GOAL OF THE EXERCISE: Leaving the pictures aside, transcribe every line below exactly.

DATA SECTION:
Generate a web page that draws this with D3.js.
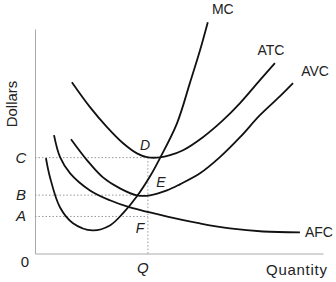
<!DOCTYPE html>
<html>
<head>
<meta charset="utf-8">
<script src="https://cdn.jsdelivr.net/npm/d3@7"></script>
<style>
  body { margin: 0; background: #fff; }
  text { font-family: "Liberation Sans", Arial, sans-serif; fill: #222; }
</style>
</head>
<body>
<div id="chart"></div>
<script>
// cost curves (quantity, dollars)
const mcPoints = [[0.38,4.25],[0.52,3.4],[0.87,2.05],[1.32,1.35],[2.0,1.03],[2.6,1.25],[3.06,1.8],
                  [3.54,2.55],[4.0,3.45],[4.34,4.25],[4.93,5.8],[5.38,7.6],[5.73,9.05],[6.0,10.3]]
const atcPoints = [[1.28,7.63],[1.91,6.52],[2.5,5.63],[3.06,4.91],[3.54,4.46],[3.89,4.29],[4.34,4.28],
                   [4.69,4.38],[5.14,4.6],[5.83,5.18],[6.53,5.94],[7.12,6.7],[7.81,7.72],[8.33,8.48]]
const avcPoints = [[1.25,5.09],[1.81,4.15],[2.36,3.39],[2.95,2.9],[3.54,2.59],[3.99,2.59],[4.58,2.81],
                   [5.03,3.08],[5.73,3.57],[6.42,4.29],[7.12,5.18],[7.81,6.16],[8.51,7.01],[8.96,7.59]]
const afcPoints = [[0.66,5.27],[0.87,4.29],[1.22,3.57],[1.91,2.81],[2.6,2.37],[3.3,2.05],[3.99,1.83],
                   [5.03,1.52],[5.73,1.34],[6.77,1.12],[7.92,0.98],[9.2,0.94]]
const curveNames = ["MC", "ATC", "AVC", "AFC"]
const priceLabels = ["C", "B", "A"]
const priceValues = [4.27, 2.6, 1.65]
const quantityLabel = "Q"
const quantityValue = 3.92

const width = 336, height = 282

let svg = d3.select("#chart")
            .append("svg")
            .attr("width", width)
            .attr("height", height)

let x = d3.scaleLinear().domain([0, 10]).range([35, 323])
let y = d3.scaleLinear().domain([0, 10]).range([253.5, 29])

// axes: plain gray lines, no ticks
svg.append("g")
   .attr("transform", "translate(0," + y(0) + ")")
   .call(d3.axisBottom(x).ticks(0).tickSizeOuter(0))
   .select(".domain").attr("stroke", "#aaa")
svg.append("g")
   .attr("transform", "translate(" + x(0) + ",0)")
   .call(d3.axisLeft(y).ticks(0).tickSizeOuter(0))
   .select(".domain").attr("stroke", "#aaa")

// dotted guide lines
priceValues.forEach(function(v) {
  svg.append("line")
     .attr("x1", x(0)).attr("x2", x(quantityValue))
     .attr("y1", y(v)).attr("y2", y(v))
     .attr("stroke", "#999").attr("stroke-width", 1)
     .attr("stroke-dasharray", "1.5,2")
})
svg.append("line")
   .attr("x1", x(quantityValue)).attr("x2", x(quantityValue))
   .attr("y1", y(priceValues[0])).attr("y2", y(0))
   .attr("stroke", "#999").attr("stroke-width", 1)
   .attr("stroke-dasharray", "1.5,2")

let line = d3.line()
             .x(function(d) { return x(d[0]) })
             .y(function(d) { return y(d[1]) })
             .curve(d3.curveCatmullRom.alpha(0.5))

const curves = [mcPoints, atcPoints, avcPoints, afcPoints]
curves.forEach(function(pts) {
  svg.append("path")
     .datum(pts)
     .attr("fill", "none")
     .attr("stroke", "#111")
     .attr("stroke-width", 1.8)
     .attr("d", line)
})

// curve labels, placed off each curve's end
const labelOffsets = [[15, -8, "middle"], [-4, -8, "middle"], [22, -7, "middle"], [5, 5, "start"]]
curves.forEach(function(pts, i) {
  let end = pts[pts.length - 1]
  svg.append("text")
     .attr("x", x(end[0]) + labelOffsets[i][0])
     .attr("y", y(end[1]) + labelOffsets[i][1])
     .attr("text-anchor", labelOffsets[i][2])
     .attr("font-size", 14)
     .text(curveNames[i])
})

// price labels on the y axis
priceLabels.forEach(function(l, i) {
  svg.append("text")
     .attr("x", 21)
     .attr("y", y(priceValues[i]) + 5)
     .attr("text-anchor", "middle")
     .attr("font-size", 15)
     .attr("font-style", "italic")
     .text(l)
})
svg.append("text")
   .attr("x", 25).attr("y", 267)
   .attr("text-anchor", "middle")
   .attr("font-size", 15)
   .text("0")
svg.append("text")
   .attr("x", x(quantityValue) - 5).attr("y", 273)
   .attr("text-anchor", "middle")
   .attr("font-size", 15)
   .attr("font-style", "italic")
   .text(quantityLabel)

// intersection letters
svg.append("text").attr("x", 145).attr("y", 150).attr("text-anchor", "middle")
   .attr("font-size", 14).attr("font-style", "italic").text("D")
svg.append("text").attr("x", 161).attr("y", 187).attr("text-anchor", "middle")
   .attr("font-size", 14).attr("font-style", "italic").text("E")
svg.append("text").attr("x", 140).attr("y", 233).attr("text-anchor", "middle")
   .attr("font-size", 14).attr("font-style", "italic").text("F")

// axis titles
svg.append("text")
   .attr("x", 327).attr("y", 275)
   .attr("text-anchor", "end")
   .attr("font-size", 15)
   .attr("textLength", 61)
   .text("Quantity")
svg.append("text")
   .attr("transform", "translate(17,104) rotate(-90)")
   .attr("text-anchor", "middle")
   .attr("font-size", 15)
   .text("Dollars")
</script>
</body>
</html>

TASK RESULT:
Generate a web page that draws this with D3.js.
<!DOCTYPE html>
<html>
<head>
<meta charset="utf-8">
<script src="https://cdn.jsdelivr.net/npm/d3@7"></script>
<style>
  body { margin: 0; background: #fff; }
  text { font-family: "Liberation Sans", Arial, sans-serif; fill: #222; }
</style>
</head>
<body>
<div id="chart"></div>
<script>
// cost curves (quantity, dollars)
const mcPoints = [[0.38,4.25],[0.52,3.4],[0.87,2.05],[1.32,1.35],[2.0,1.03],[2.6,1.25],[3.06,1.8],
                  [3.54,2.55],[4.0,3.45],[4.34,4.25],[4.93,5.8],[5.38,7.6],[5.73,9.05],[6.0,10.3]]
const atcPoints = [[1.28,7.63],[1.91,6.52],[2.5,5.63],[3.06,4.91],[3.54,4.46],[3.89,4.29],[4.34,4.28],
                   [4.69,4.38],[5.14,4.6],[5.83,5.18],[6.53,5.94],[7.12,6.7],[7.81,7.72],[8.33,8.48]]
const avcPoints = [[1.25,5.09],[1.81,4.15],[2.36,3.39],[2.95,2.9],[3.54,2.59],[3.99,2.59],[4.58,2.81],
                   [5.03,3.08],[5.73,3.57],[6.42,4.29],[7.12,5.18],[7.81,6.16],[8.51,7.01],[8.96,7.59]]
const afcPoints = [[0.66,5.27],[0.87,4.29],[1.22,3.57],[1.91,2.81],[2.6,2.37],[3.3,2.05],[3.99,1.83],
                   [5.03,1.52],[5.73,1.34],[6.77,1.12],[7.92,0.98],[9.2,0.94]]
const curveNames = ["MC", "ATC", "AVC", "AFC"]
const priceLabels = ["C", "B", "A"]
const priceValues = [4.27, 2.6, 1.65]
const quantityLabel = "Q"
const quantityValue = 3.92

const width = 336, height = 282

let svg = d3.select("#chart")
            .append("svg")
            .attr("width", width)
            .attr("height", height)

let x = d3.scaleLinear().domain([0, 10]).range([35, 323])
let y = d3.scaleLinear().domain([0, 10]).range([253.5, 29])

// axes: plain gray lines, no ticks
svg.append("g")
   .attr("transform", "translate(0," + y(0) + ")")
   .call(d3.axisBottom(x).ticks(0).tickSizeOuter(0))
   .select(".domain").attr("stroke", "#aaa")
svg.append("g")
   .attr("transform", "translate(" + x(0) + ",0)")
   .call(d3.axisLeft(y).ticks(0).tickSizeOuter(0))
   .select(".domain").attr("stroke", "#aaa")

// dotted guide lines
priceValues.forEach(function(v) {
  svg.append("line")
     .attr("x1", x(0)).attr("x2", x(quantityValue))
     .attr("y1", y(v)).attr("y2", y(v))
     .attr("stroke", "#999").attr("stroke-width", 1)
     .attr("stroke-dasharray", "1.5,2")
})
svg.append("line")
   .attr("x1", x(quantityValue)).attr("x2", x(quantityValue))
   .attr("y1", y(priceValues[0])).attr("y2", y(0))
   .attr("stroke", "#999").attr("stroke-width", 1)
   .attr("stroke-dasharray", "1.5,2")

let line = d3.line()
             .x(function(d) { return x(d[0]) })
             .y(function(d) { return y(d[1]) })
             .curve(d3.curveCatmullRom.alpha(0.5))

const curves = [mcPoints, atcPoints, avcPoints, afcPoints]
curves.forEach(function(pts) {
  svg.append("path")
     .datum(pts)
     .attr("fill", "none")
     .attr("stroke", "#111")
     .attr("stroke-width", 1.8)
     .attr("d", line)
})

// curve labels, placed off each curve's end
const labelOffsets = [[15, -8, "middle"], [-4, -8, "middle"], [22, -7, "middle"], [5, 5, "start"]]
curves.forEach(function(pts, i) {
  let end = pts[pts.length - 1]
  svg.append("text")
     .attr("x", x(end[0]) + labelOffsets[i][0])
     .attr("y", y(end[1]) + labelOffsets[i][1])
     .attr("text-anchor", labelOffsets[i][2])
     .attr("font-size", 14)
     .text(curveNames[i])
})

// price labels on the y axis
priceLabels.forEach(function(l, i) {
  svg.append("text")
     .attr("x", 21)
     .attr("y", y(priceValues[i]) + 5)
     .attr("text-anchor", "middle")
     .attr("font-size", 15)
     .attr("font-style", "italic")
     .text(l)
})
svg.append("text")
   .attr("x", 25).attr("y", 267)
   .attr("text-anchor", "middle")
   .attr("font-size", 15)
   .text("0")
svg.append("text")
   .attr("x", x(quantityValue) - 5).attr("y", 273)
   .attr("text-anchor", "middle")
   .attr("font-size", 15)
   .attr("font-style", "italic")
   .text(quantityLabel)

// intersection letters
svg.append("text").attr("x", 145).attr("y", 150).attr("text-anchor", "middle")
   .attr("font-size", 14).attr("font-style", "italic").text("D")
svg.append("text").attr("x", 161).attr("y", 187).attr("text-anchor", "middle")
   .attr("font-size", 14).attr("font-style", "italic").text("E")
svg.append("text").attr("x", 140).attr("y", 233).attr("text-anchor", "middle")
   .attr("font-size", 14).attr("font-style", "italic").text("F")

// axis titles
svg.append("text")
   .attr("x", 327).attr("y", 275)
   .attr("text-anchor", "end")
   .attr("font-size", 15)
   .attr("textLength", 61)
   .text("Quantity")
svg.append("text")
   .attr("transform", "translate(17,104) rotate(-90)")
   .attr("text-anchor", "middle")
   .attr("font-size", 15)
   .text("Dollars")
</script>
</body>
</html>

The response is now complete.